Two federal agencies split oversight of the natural gas system. The Federal Energy Regulatory Commission regulates interstate gas transportation, sets the rates that pipelines can charge for moving gas, and issues certificates for new pipeline and storage facility construction.4Federal Energy Regulatory Commission. Natural Gas The Pipeline and Hazardous Materials Safety Administration handles the safety side, setting minimum construction, operation, and maintenance standards for the roughly 2.6 million miles of gas pipelines nationwide.2Pipeline and Hazardous Materials Safety Administration. PHMSA Regulations
State public utility commissions regulate the local delivery portion of your bill and oversee the competitive supplier market within their borders. These commissions set delivery rates, approve utility infrastructure spending, and in deregulated states, license the third-party marketers who compete for your business. If a supplier engages in deceptive practices, your state commission or attorney general’s office is typically the first place to file a complaint. The rules vary significantly from state to state, both in how aggressively the market is deregulated and in how much protection consumers receive.
Fixed-rate contracts lock your commodity price for a set term, usually 12 to 36 months. The appeal is budget certainty: you know exactly what you’ll pay per unit regardless of what happens in the wholesale market.

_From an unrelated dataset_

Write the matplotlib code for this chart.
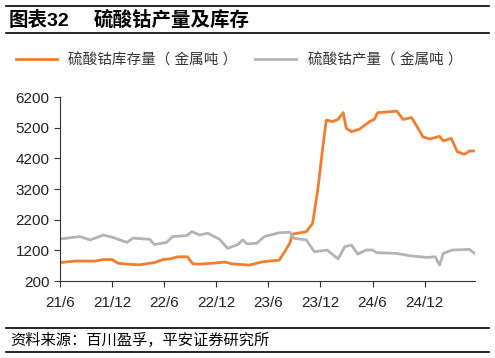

The tradeoff is that you’ll miss out on savings if market prices drop, and the bandwidth and termination clauses described above limit your flexibility if circumstances change.
Variable-rate plans float with a market index, typically recalculated monthly. You benefit when prices fall but absorb the full impact when they spike. Variable rates work well for customers who watch the market closely and are comfortable with fluctuation, or for anyone who wants the freedom to switch suppliers without termination penalties. For most residential customers who would rather not think about their gas bill every month, a fixed rate with a reasonable term is the lower-risk choice, as long as you calendar the expiration date and avoid the auto-renewal trap.